Raw data >>
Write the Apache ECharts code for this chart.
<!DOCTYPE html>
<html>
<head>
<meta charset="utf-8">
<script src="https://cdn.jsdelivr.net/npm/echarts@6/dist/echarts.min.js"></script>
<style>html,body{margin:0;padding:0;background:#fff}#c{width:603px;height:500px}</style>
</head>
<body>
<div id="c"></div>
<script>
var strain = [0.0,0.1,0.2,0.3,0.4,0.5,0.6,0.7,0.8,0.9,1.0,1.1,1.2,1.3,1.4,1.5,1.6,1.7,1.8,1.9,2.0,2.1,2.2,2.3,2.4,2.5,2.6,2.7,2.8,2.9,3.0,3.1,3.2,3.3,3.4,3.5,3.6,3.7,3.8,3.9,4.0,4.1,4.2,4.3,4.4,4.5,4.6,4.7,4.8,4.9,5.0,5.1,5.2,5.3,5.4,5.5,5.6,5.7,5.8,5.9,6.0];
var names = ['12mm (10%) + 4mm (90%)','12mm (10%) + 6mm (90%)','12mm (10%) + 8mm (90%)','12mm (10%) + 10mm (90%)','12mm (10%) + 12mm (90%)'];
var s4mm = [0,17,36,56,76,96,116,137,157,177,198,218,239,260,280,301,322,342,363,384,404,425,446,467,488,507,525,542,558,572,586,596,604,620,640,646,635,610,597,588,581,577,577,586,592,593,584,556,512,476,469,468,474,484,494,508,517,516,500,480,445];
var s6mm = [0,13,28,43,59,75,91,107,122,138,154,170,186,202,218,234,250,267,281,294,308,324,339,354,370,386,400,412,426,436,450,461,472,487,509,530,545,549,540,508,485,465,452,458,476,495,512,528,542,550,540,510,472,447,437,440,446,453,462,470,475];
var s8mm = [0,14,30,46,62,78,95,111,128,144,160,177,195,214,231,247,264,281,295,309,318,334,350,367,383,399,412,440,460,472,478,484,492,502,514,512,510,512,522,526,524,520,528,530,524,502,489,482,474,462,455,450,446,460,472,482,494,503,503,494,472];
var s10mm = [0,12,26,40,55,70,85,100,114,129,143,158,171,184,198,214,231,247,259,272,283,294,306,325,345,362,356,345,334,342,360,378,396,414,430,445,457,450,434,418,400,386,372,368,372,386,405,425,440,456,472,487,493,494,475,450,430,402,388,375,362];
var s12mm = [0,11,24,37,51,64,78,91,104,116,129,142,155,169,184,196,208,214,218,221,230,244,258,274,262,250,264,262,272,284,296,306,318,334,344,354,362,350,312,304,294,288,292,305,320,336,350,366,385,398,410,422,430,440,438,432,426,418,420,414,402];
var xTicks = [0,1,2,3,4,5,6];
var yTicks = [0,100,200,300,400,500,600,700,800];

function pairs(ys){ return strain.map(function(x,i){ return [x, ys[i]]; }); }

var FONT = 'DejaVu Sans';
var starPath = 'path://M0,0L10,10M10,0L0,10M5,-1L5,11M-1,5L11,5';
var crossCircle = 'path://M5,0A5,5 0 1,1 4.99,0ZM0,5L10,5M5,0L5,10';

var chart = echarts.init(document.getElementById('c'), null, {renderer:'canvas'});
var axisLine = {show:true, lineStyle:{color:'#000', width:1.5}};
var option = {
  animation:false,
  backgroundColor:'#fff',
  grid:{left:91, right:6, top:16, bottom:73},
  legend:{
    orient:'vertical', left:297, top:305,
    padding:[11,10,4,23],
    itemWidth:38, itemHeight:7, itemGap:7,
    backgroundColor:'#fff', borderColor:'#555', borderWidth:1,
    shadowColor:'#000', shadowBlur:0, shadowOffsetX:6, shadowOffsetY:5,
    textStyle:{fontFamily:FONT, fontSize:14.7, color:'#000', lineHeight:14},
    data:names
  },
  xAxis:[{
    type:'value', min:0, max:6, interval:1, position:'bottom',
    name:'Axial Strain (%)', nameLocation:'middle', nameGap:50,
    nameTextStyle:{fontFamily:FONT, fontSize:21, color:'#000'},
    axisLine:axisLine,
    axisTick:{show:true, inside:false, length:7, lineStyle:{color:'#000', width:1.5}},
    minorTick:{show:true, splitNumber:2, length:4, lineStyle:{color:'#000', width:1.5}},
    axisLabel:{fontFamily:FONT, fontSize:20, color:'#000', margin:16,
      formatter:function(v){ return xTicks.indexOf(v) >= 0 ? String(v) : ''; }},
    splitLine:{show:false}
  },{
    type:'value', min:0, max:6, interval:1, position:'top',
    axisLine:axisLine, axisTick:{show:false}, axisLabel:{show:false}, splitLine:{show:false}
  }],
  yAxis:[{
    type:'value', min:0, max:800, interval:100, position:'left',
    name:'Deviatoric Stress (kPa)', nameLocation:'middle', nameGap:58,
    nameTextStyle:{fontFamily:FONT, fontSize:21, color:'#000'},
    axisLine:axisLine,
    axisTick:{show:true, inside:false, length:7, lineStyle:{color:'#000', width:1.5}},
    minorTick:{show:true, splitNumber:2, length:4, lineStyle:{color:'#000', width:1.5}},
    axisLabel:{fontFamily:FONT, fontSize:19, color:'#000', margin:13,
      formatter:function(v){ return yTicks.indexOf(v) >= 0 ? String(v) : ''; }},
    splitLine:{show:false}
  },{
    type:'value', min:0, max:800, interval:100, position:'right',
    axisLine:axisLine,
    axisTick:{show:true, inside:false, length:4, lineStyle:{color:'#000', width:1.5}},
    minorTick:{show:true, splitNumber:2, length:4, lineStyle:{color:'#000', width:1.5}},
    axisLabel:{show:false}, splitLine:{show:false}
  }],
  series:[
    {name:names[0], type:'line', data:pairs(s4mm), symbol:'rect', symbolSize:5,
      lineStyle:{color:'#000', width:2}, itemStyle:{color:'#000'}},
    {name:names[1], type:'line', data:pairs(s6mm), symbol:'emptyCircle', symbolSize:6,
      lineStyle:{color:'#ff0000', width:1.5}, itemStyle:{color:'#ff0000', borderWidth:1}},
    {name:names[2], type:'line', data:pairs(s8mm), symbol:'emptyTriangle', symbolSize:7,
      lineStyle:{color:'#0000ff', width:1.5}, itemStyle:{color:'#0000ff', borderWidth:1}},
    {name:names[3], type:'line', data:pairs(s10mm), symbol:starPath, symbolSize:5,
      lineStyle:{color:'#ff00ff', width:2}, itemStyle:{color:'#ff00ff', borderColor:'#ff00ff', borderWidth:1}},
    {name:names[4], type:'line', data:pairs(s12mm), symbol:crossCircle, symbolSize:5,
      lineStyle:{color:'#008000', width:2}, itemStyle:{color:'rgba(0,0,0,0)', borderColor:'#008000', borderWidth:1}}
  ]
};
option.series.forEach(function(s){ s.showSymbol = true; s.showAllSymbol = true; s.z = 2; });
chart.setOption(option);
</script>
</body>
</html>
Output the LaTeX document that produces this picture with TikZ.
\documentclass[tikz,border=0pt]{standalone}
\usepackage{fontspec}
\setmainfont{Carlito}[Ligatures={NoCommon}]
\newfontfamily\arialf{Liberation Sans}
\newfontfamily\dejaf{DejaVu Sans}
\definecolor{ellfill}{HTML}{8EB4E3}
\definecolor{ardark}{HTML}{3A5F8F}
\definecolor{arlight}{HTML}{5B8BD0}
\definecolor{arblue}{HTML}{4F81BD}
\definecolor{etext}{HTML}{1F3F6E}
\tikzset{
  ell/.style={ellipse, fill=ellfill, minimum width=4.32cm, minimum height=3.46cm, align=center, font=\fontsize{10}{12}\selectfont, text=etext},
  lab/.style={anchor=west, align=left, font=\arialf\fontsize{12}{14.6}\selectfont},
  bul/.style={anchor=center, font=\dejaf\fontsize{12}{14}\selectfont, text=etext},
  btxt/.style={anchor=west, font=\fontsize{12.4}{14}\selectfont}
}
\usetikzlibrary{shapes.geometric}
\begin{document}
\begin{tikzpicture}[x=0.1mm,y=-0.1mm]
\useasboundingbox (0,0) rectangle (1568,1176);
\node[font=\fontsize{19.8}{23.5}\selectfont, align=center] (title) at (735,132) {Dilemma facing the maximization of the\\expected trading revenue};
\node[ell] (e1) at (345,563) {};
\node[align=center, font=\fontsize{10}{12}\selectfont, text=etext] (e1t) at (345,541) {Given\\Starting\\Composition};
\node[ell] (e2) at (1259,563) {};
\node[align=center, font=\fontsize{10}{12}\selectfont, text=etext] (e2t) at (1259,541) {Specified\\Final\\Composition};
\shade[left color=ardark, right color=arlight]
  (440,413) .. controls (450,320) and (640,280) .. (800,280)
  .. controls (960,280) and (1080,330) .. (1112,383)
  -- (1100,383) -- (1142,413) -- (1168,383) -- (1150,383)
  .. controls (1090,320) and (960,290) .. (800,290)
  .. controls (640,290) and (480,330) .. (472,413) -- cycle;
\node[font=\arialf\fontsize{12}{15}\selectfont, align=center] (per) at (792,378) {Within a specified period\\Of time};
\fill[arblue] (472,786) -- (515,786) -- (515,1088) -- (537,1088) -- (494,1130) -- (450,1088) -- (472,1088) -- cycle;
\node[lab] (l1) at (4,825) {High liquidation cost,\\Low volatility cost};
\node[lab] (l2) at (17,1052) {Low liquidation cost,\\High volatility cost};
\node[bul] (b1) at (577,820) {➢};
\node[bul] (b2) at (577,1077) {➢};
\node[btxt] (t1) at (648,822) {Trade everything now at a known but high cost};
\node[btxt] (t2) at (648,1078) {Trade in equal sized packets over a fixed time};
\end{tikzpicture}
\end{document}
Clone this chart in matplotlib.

Written problem >> Pick out all lines from the data above in which the word "this" appears.

Task response >>
Write the Apache ECharts code for this chart.
Output the LaTeX document that produces this picture with TikZ.
Clone this chart in matplotlib.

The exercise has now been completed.